Da Chinatown a Telecom l’Italia è la palude del diritto

La guerriglia che si è scatenata nella Chinatown milanese contro le forze dell’ordine ha posto all’attenzione generale il tema delle regole. Da più parti si è posto l’accento sul fatto che ogni vera integrazione deve comportare l’accettazione di quelle norme fondamentali senza le quali non vi può essere alcuna convivenza.
Ma l’occasione è propizia per sottolineare come l’Italia offra di continuo, tanto agli immigrati come agli italiani, fondati motivi per lamentarsi della selva di leggi e regolamenti che ognuno di noi - in linea teorica - è chiamato a rispettare. Il lassismo italiano, su cui sono soliti ironizzare in Germania o nel Regno Unito, è in larga misura il prodotto di un’iperproduzione legislatrice che da anni sta inflazionando le regole e che in tal modo abitua tutti noi a ignorare ogni disposizione legislativa. D'altra parte, in una società le norme sono poche, ragionevoli, semplici e stabili.

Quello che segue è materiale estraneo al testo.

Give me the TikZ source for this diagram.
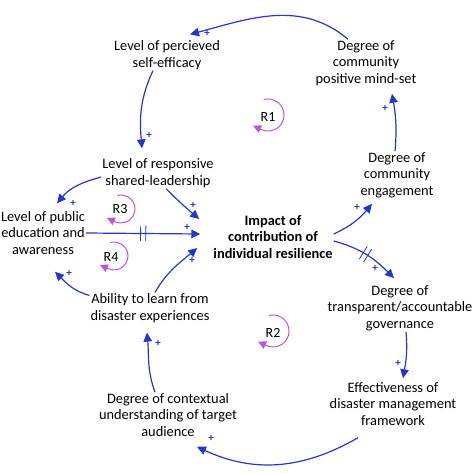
\documentclass[tikz,border=0pt]{standalone}
\usepackage{fontspec}
\setmainfont{Carlito}
\usepackage{xcolor}
\usepackage{tikz}
\usetikzlibrary{arrows.meta, positioning, calc}
\definecolor{linkblue}{RGB}{35,55,205}
\definecolor{loopviolet}{RGB}{185,85,225}
\tikzstyle{var} = [align=center, inner sep=1pt, font=\fontsize{14.4}{16.5}\selectfont]
\tikzstyle{hub} = [var, font=\bfseries\fontsize{14.4}{16.5}\selectfont]
\tikzstyle{arrow} = [linkblue, line width=1.2pt, -{Triangle[length=9pt,width=8.5pt]}]
\tikzstyle{pol} = [linkblue, inner sep=0pt, font=\bfseries\fontsize{11}{11}\selectfont]
\tikzstyle{loopmark} = [loopviolet, line width=1pt, -{Triangle[length=8pt,width=8pt]}]
\tikzstyle{loopname} = [inner sep=0pt, font=\fontsize{14}{14}\selectfont]
\tikzstyle{bars} = [minimum width=4pt, minimum height=14pt, inner sep=0pt, sloped]

\begin{document}
\begin{tikzpicture}[x=1pt, y=1pt]
\useasboundingbox (0,0) rectangle (474,-474);

% variables
\node (self) [var] at (167,-55) {Level of percieved\\self-efficacy};
\node (mind) [var] at (366,-63) {Degree of\\community\\positive mind-set};
\node (resp) [var] at (158,-173) {Level of responsive\\shared-leadership};
\node (eng) [var] at (397,-175) {Degree of\\community\\engagement};
\node (pub) [var] at (43,-233) {Level of public\\education and\\awareness};
\node (imp) [hub] at (273,-237) {Impact of\\contribution of\\individual resilience};
\node (abl) [var] at (150,-308) {Ability to learn from\\disaster experiences};
\node (trans) [var] at (400,-308) {Degree of\\transparent/accountable\\governance};
\node (eff) [var] at (393,-404) {Effectiveness of\\disaster management\\framework};
\node (ctx) [var] at (168,-415) {Degree of contextual\\understanding of target\\audience};

% links
\draw [arrow] ([xshift=-18pt]mind.north) to[out=140, in=15] ([xshift=23pt,yshift=5pt]self.north);
\draw [arrow] ([xshift=-14pt]self.south) to[out=-115, in=95] ([xshift=-16pt,yshift=9pt]resp.north);
\draw [arrow] ([xshift=-2pt]eng.north) to[out=85, in=-80] ([xshift=26pt,yshift=-7pt]mind.south);
\draw [arrow] ([yshift=3pt]imp.east) to[out=25, in=-130] ([xshift=-25pt,yshift=-5pt]eng.south);
\draw [arrow] ([yshift=-4pt]imp.east) to[out=-15, in=135]
  node (cut1) [bars, pos=0.48] {} ([xshift=-6pt,yshift=6pt]trans.north);
\draw [arrow] ([xshift=6pt]trans.south) to[out=-85, in=80] ([xshift=10pt,yshift=3pt]eff.north);
\draw [arrow] ([xshift=-35pt,yshift=-11pt]eff.south) to[out=-150, in=-25] ([xshift=29pt,yshift=-9pt]ctx.south);
\draw [arrow] ([xshift=-13pt]ctx.north) to[out=110, in=-85] ([xshift=-3pt,yshift=-9pt]abl.south);
\draw [arrow] ([xshift=5pt]abl.north) to[out=60, in=-140] ([xshift=-15pt,yshift=-11pt]imp.west);
\draw [arrow] ([yshift=-3pt]abl.north west) to[out=165, in=-45] ([xshift=12pt,yshift=-16pt]pub.south);
\draw [arrow] ([yshift=-4pt]resp.west) to[out=-165, in=50] ([xshift=14pt,yshift=7pt]pub.north);
\draw [arrow] ([xshift=8pt]resp.south) to[out=-45, in=140] ([xshift=-13pt,yshift=18pt]imp.west);
\draw [arrow] (pub.east) -- node (cut2) [bars, pos=0.5] {} ([xshift=-12pt,yshift=3pt]imp.west);

% delay marks
\draw [linkblue, line width=0.8pt] (cut1.north west) -- (cut1.south west) (cut1.north east) -- (cut1.south east);
\draw [linkblue, line width=0.8pt] (cut2.north west) -- (cut2.south west) (cut2.north east) -- (cut2.south east);

% polarities
\node [pol] at (207,-33) {+};
\node [pol] at (149,-135) {+};
\node [pol] at (385,-108) {+};
\node [pol] at (357,-207) {+};
\node [pol] at (375,-268) {+};
\node [pol] at (398,-363) {+};
\node [pol] at (211,-438) {+};
\node [pol] at (158,-343) {+};
\node [pol] at (192,-260) {+};
\node [pol] at (69,-273) {+};
\node [pol] at (73,-203) {+};
\node [pol] at (193,-205) {+};
\node [pol] at (187,-227) {+};

% loops
\draw [loopmark] ($(268,-115)+(105:16)$) arc[start angle=105, end angle=-115, radius=16] -- ++(155:9);
\node [loopname] at (268,-117) {R1};
\draw [loopmark] ($(273,-331)+(105:16)$) arc[start angle=105, end angle=-115, radius=16] -- ++(155:9);
\node [loopname] at (273,-333) {R2};
\draw [loopmark] ($(121,-209)+(105:14)$) arc[start angle=105, end angle=-115, radius=14] -- ++(155:9);
\node [loopname] at (120,-209) {R3};
\draw [loopmark] ($(114,-256)+(105:14)$) arc[start angle=105, end angle=-115, radius=14] -- ++(155:9);
\node [loopname] at (111,-257) {R4};

\end{tikzpicture}
\end{document}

Le leggi devono essere poche, perché nessuno di noi può essere chiamato a rispettare una marea di prescrizioni, né si può pretendere di essere a conoscenza di una selva intricata di ordinanze. Per giunta, le uniche leggi degne di rispetto sono semplici e intuitive, perché sono poste a protezione del prossimo e dei suoi diritti (a partire dai diritti di proprietà). Tra via Sarpi e via Bramante quotidianamente si assiste proprio al fatto che i cinesi sono irrispettoso di quanti lì vivono, devono transitare, hanno bisogno di dormire durante la notte, e via dicendo.
È anche fondamentale che le norme siano stabili, perché diversamente nessuno è più in condizione di fare investimenti e programmi. Al di là della ragionevolezza (o meno) di chiudere al traffico l’intera Chinatown milanese, è chiaro che comunque la si voglia vedere una simile decisione finisce per sconvolgere i progetti di quanti in passato hanno investito soldi in quell’area e ora si trovano impossibilitati a portare avanti i loro piani.
In questo senso, le difficoltà delle botteghe (più o meno illegali) dei commercianti cinesi possono anche ricordare i problemi che hanno affrontato gli investitori stranieri interessati ad Autostrade e Telecom Italia. Nel primo caso come negli altri, l’Italia si presenta come un universo giuridico che ricorda le sabbie mobili: dove tutto è oggi in un modo, ma domani può mutare radicalmente. Dove i diritti di proprietà non sono mai davvero tutelati e i contratti ancor meno. Si tratta di una situazione che rammenta pure l’America latina, dove il diritto è costantemente piegato agli interessi di un gruppo dirigente composto da politici e uomini d'affari che intrattengono rapporti tanto stretti quanto equivoci.
Disboschiamo allora le norme inutili e proteggiamo le regole fondamentali, pretendendo che siano solide ed efficaci.

Solo così potremo esigere, dagli italiani come dagli immigrati, quel rispetto delle norme che un ordine giuridico confuso e illegittimo quale l’attuale non è assolutamente in grado di ottenere.